Extract from the report:
The Environment Committee has examined the Climate Change Response (Emissions Trading Reform) Amendment Bill and Supplementary Order Paper No 413. The committee recommends (by majority) that the bill be passed with the amendments shown.
The New Zealand Emissions Trading Scheme (NZ ETS) was established in 2008, through amendments to the Climate Change Response Act 2002. This bill and supplementary order paper (SOP) would reform the NZ ETS by further amending the Climate Change Response Act.
The bill and SOP would:
- update the purpose of the Climate Change Response Act to include the Paris Agreement, and remove redundant references to the Kyoto Protocol
- enable a cap to be placed on emissions covered by the NZ ETS
- provide for a cost containment reserve, rather than a fixed price option, to allow the Government to manage the supply of units in the NZ ETS
- improve the process for the auctioning of units in the NZ ETS
- allow for the phase-down of industrial allocation from 2021, with greater reductions from 2030
- strengthen the compliance regime by introducing new infringement offences for low-level offending, restructuring the excess emissions penalty system, and making information about significant non-compliance publicly available
- make more data publicly available about the emissions and removals of individual businesses
- make a number of operational and technical improvements to the NZ ETS, particularly in the way it relates to forests
- introduce averaging accounting to the NZ ETS for post-1989 forests
- introduce a new “permanent forestry” activity into the NZ ETS, and disestablish the existing
- Permanent Forest Sink Initiative (PFSI) from the Forests Act 1949
- give effect to decisions to price agricultural livestock emissions at farm level, and fertiliser emissions at processor level, from 2025, and provide a fall-back option if there is insufficient progress on an alternative pricing mechanism by 2022.

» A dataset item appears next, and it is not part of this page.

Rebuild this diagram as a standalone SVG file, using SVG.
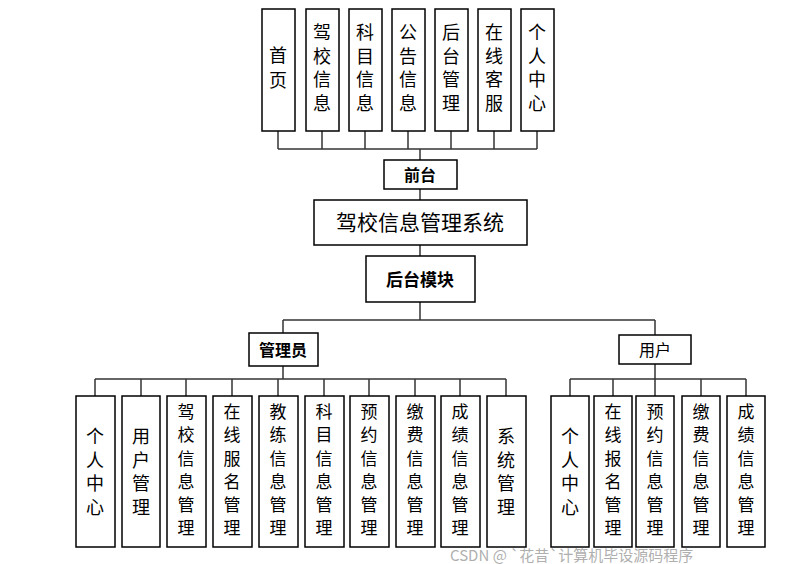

This commentary covers the main amendments we recommend (by majority) to the bill as introduced. They include:
- introducing activity-specific reduction of the general phase-out rate enabling more data collection
- improving options for the backing of units
- taking into consideration future emissions budgets and targets
- clarifying the membership of the Climate Change Commission, and its reporting on industrial allocation
- introducing advance notice of publication of emissions data
- providing the possibility of voluntary reporting for agriculture before reporting became mandatory
- providing the possibility of voluntary participation for farm-level agriculture
- changing the commencement of many of the forestry-related policy changes
- extending the timeframe for participants to opt in to averaging accounting, before averaging becomes mandatory for post-1989 forests
- clarifying the penalties for permanent forestry non-compliance improving the design of the pre-1990 offsetting regime clarifying the rules and liabilities for transmissions of interest.